When you're looking at a gambling line -- unless it's a pick 'em, which is a rare instance of both teams considered equally likely to win -- you'll see a team "laying" money and one "getting" money. The team that's favored will be minus, while the underdog will be sporting a plus. The numbers typically range from -105 to as high as -275 (in rare instances). What that means is that you need to wager $105 to win $100 (in addition to getting your wager back) with a -105 favorite. The larger the negative number, the bigger the betting favorite a team is. You'll want to target the starting pitcher from monster favorite teams since they're highly likely to score fantasy points with a win.

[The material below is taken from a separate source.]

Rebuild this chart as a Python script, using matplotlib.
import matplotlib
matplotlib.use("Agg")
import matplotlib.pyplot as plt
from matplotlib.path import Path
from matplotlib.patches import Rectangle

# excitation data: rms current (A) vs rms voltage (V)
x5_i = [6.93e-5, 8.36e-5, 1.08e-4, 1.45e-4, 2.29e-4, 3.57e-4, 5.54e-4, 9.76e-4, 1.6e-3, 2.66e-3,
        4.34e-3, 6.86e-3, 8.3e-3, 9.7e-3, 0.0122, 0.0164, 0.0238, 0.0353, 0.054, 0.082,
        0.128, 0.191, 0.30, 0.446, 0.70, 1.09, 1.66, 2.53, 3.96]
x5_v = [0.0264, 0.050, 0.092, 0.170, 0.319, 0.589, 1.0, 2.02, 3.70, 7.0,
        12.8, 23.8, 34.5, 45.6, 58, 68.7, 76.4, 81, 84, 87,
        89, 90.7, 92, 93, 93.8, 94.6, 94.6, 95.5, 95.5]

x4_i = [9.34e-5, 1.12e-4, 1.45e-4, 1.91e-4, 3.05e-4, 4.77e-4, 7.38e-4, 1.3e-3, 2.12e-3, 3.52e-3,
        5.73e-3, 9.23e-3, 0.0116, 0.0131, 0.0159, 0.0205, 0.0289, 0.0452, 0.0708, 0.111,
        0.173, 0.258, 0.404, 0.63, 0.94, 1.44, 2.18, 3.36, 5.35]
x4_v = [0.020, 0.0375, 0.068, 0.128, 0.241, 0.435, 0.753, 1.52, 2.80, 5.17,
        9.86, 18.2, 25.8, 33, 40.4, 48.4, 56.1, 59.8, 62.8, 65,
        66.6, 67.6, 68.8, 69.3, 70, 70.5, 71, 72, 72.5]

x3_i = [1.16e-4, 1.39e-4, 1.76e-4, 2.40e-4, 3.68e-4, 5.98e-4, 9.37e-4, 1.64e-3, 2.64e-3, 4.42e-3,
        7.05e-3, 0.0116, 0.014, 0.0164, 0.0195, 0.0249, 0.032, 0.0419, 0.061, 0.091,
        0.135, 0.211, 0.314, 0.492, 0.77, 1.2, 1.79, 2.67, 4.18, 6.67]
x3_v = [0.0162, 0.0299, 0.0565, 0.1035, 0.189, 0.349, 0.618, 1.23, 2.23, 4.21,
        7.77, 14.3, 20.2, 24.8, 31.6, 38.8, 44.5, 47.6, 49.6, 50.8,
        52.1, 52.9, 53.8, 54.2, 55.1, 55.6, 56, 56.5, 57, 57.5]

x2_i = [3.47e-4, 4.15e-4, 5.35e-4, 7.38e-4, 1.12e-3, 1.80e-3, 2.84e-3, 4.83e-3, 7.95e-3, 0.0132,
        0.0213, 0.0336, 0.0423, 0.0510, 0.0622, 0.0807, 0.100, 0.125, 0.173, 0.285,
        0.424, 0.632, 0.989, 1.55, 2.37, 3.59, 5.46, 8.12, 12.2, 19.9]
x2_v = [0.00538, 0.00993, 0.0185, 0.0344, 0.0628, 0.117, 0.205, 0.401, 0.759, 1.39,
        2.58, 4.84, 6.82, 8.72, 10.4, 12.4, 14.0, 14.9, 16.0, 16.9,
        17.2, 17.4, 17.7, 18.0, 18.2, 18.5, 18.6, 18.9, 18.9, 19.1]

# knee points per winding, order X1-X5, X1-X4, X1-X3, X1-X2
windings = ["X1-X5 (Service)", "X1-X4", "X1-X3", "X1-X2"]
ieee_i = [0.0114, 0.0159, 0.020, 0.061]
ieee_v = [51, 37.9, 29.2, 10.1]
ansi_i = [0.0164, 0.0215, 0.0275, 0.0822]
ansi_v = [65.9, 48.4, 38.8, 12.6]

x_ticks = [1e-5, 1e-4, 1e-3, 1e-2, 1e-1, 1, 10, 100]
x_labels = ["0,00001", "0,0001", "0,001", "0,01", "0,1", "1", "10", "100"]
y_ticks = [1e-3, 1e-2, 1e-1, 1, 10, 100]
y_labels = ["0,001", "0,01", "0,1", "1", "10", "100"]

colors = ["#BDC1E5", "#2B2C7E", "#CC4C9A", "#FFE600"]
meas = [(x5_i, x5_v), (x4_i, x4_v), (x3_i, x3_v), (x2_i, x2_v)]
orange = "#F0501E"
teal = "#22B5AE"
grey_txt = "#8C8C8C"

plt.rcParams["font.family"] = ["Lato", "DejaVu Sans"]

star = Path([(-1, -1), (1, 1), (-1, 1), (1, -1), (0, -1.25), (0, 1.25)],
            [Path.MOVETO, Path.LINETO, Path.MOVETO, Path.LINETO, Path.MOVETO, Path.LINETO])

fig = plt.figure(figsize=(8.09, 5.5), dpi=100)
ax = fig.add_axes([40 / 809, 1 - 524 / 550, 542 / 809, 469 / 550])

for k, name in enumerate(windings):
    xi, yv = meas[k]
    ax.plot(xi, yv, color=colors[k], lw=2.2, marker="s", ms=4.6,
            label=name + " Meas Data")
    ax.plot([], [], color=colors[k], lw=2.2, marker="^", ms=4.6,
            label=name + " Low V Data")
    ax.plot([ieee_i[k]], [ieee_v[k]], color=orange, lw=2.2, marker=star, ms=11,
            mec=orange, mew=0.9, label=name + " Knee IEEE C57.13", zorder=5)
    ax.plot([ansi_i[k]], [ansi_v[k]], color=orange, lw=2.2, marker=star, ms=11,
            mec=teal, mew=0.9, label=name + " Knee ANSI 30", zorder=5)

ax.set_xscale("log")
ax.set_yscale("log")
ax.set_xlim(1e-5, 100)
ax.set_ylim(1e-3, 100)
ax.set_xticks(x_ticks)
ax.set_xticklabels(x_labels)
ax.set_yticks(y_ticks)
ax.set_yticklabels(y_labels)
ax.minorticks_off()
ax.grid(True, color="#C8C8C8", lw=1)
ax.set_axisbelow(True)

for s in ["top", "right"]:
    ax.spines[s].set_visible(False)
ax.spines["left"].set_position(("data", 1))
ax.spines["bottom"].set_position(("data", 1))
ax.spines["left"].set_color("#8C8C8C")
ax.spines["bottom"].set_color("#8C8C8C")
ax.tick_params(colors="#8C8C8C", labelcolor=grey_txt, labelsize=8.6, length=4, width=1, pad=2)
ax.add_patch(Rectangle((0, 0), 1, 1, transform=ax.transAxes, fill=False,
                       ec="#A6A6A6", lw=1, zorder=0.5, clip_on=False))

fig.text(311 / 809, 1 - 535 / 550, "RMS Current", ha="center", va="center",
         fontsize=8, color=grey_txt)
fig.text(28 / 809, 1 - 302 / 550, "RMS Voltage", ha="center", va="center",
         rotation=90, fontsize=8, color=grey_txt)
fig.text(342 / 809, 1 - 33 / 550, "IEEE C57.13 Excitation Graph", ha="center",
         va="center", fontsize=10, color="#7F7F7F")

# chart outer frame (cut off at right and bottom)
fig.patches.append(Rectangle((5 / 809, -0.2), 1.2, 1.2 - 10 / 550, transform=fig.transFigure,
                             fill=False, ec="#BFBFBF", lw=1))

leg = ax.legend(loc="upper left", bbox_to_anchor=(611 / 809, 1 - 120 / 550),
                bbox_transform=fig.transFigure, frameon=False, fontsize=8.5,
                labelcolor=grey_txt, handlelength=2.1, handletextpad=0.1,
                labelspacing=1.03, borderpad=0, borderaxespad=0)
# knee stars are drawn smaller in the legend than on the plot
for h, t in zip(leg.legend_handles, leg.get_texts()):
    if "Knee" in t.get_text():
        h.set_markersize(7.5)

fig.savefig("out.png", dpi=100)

Checking the moneylines of games is a good starting point for whittling down the list of probable pitchers to prospective daily game options. You'll quickly notice that the aces in the game such as Clayton Kershaw, Felix Hernandez and David Price are often the biggest betting favorites. Aces, such as Max Scherzer, who are also backed by an awesome offense will be sizable favorites almost every time they take the hill. When they face bad teams, the lines fly over -200. The moneyline can also help identify some pitchers who are usually marginal options in daily games most days but are more intriguing on a given day. One of my favorite sources for checking baseball moneylines is SBRForum. They offer multiple moneylines from a variety of websites and casino side-by-side for easy reference.
*Pro Tip* Keep tabs on the moneyline as close to start time as possible. Umpiring crews are named for a series, but who is serving behind the plate in a specific game isn't announced until close to first pitch and lines can shift as a result of who is calling the balls and strikes.

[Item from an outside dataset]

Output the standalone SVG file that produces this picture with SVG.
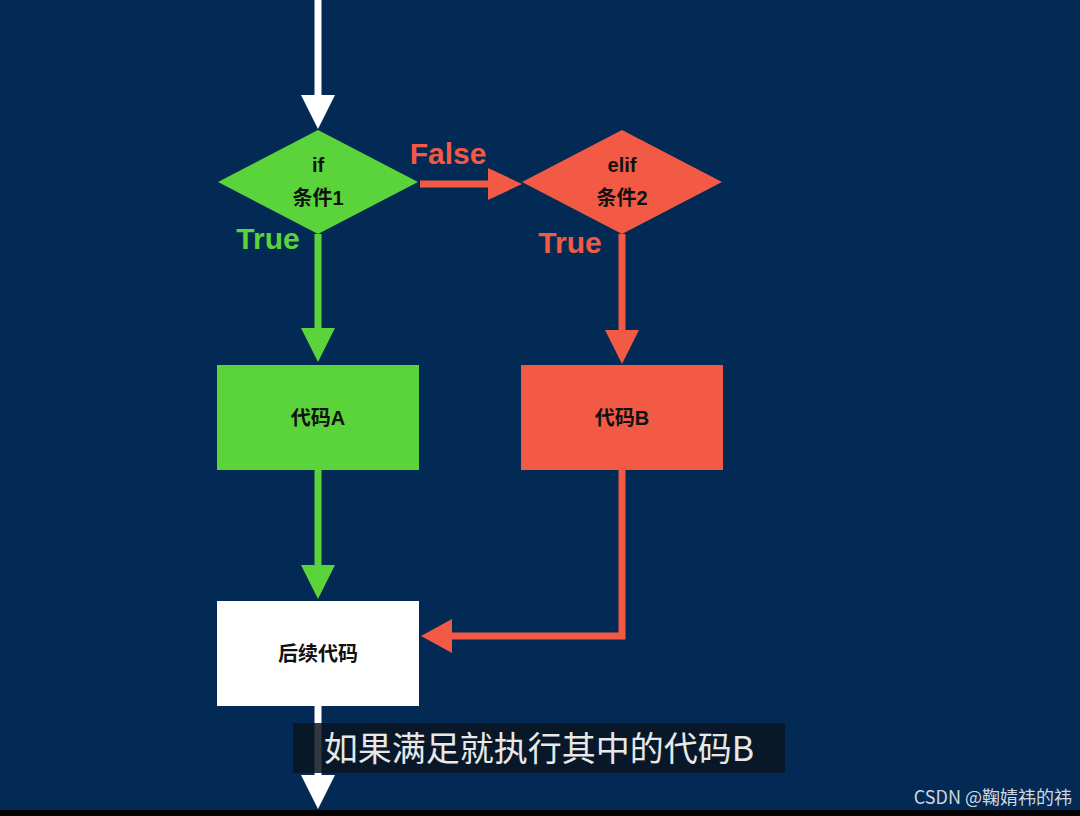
<svg xmlns="http://www.w3.org/2000/svg" width="1080" height="816" viewBox="0 0 1080 816">
<style>
.lbl{font-family:"Liberation Sans","Noto Sans CJK SC",sans-serif;font-weight:bold;font-size:20px;text-anchor:middle;fill:#111}
.big{font-family:"Liberation Sans",sans-serif;font-weight:bold;font-size:30px}
</style>
<rect width="1080" height="816" fill="#032a55"/>
<rect y="810" width="1080" height="6" fill="#000"/>
<g id="connectors">
<line x1="318" y1="0" x2="318" y2="96" stroke="#fff" stroke-width="7"/>
<polygon points="301,95 335,95 318,129" fill="#fff"/>
<line x1="420" y1="184" x2="490" y2="184" stroke="#f25a45" stroke-width="7"/>
<polygon points="488,168 522,184 488,200" fill="#f25a45"/>
<line x1="318" y1="234" x2="318" y2="330" stroke="#5ad43a" stroke-width="7"/>
<polygon points="301,328 335,328 318,362" fill="#5ad43a"/>
<line x1="622" y1="234" x2="622" y2="332" stroke="#f25a45" stroke-width="7"/>
<polygon points="605,330 639,330 622,364" fill="#f25a45"/>
<line x1="318" y1="470" x2="318" y2="567" stroke="#5ad43a" stroke-width="7"/>
<polygon points="301,565 335,565 318,599" fill="#5ad43a"/>
<polyline points="622,470 622,636 450,636" fill="none" stroke="#f25a45" stroke-width="7"/>
<polygon points="452,619 452,653 421,636" fill="#f25a45"/>
<line x1="318" y1="706" x2="318" y2="777" stroke="#fff" stroke-width="7"/>
<polygon points="301,775 335,775 318,809" fill="#fff"/>
</g>
<text x="448" y="164" class="big" fill="#f25a45" text-anchor="middle">False</text>
<text x="268" y="249" class="big" fill="#5ad43a" text-anchor="middle">True</text>
<text x="570" y="253" class="big" fill="#f25a45" text-anchor="middle">True</text>
<g id="if"><polygon points="218,182 318,130 418,182 318,234" fill="#5ad43a"/>
<text x="318" y="172" class="lbl">if</text><text x="318" y="205" class="lbl">条件1</text></g>
<g id="elif"><polygon points="522,182 622,130 722,182 622,234" fill="#f25a45"/>
<text x="622" y="172" class="lbl">elif</text><text x="622" y="205" class="lbl">条件2</text></g>
<g id="codeA"><rect x="217" y="365" width="202" height="105" fill="#5ad43a"/><text x="318" y="425" class="lbl">代码A</text></g>
<g id="codeB"><rect x="521" y="365" width="202" height="105" fill="#f25a45"/><text x="622" y="425" class="lbl">代码B</text></g>
<g id="after"><rect x="217" y="601" width="202" height="105" fill="#fff"/><text x="318" y="661" class="lbl">后续代码</text></g>
<rect x="293" y="723" width="492" height="50" fill="#0b1522" opacity="0.85"/>
<text x="539" y="761" font-family="Noto Sans CJK SC,sans-serif" font-size="34" fill="#e8e8e8" text-anchor="middle">如果满足就执行其中的代码B</text>
<text x="1072" y="804" font-family="Noto Sans CJK SC,sans-serif" font-size="18" fill="#cfd6de" text-anchor="end">CSDN @鞠婧祎的祎</text>
</svg>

The over/under total is just what it sounds like. Gamblers can bet on how many runs will be scored in a game, and if the game results in more runs than the posted total it is said to have gone over, and if it falls short it is said to have gone under. A low run total for a game is 7.5. A high run total for a game is 9.5. Rarely, a total will dip as low as 7, and an over will rise to 10.5. When trying to determine which pitchers and hitters to use in daily games, the over/under total makes for a good starting point for research. Low totals lend themselves to featuring useful daily game options at pitcher. Conversely, games with high betting totals are optimal for grabbing hitters from.

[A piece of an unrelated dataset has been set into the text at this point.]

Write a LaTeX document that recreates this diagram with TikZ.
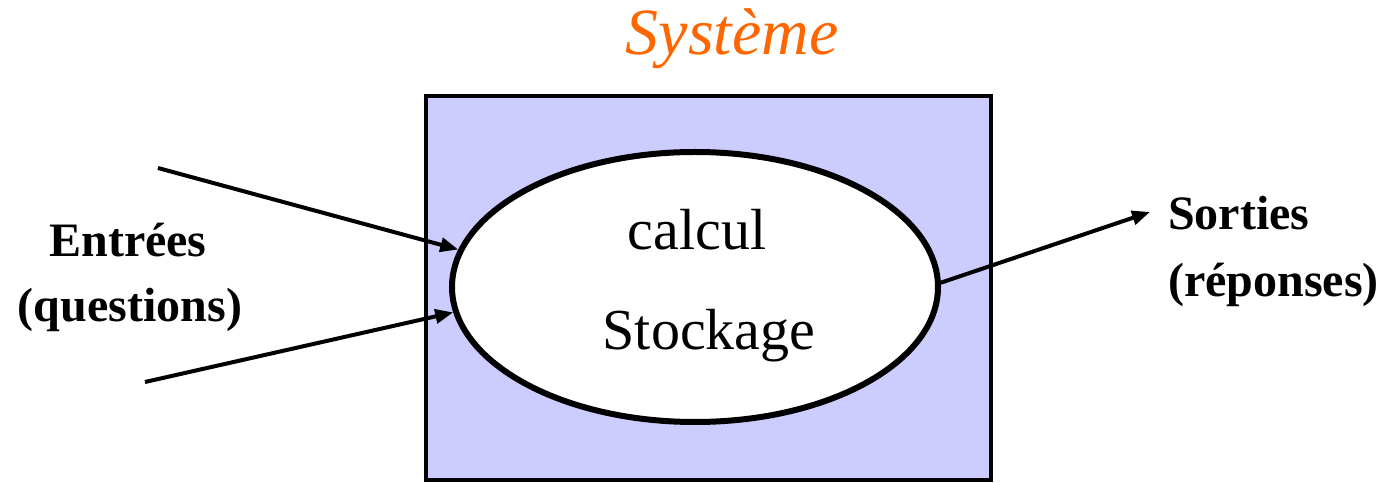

After a few weeks of scanning over betting totals, a few things will become clear. The top starting pitchers in the game will often have low betting totals in their contests, and the worst hurlers will have high betting totals. More importantly, perhaps, certain ballparks will feature low totals, while others will feature high totals. The reason for the different betting totals by venue is simple, park factors. Park factors are thoroughly explained elsewhere in the MLB Daily Academy, but simply put, some ballparks are pitcher friendly and suppress run scoring, and others are hitter friendly and enhance run scoring. Low totals are commonplace when games are played at Petco Park in San Diego, AT&T Park in San Francisco and Safeco Field in Seattle. High totals are almost a given at Miller Park in Milwaukee, Chase Field in Arizona and, of course, Coors Field in Colorado. When games are played at Coors Field, you'll see DFS gamers load up on hitters from the Rockies and their opponent for the night. The thin air and ballpark dimensions at Coors Field make it a run-scoring haven, enhance BABIP, boost homers, doubles/triples and runs scored. It's the ideal ballpark for using hitters at, and the Vegas betting totals will reflect that.
*Pro Tip* Wrigley Field is unique in many ways, and one is that its location near Lake Michigan can result in some drastic wind. When the wind is blowing at at Wrigley Field it will help hitters a great deal, but when it blows in, pitchers are aided. The over/under total can move substantially depending on the wind pattern for a game at Wrigley Field.
Props are quirky bets that can be made on individual players. They aren't nearly as important as the moneylines or betting totals, but when Vegas sets a line of 10.5 strikeouts as an over/under total for Kershaw, you can probably assume he'll miss some bats that night. A quick glance at props can occasionally unearth a player who warrants a bit more research for the night, and when you've got free information at your disposal from highly intelligent people like the line setters in Vegas, you should utilize it.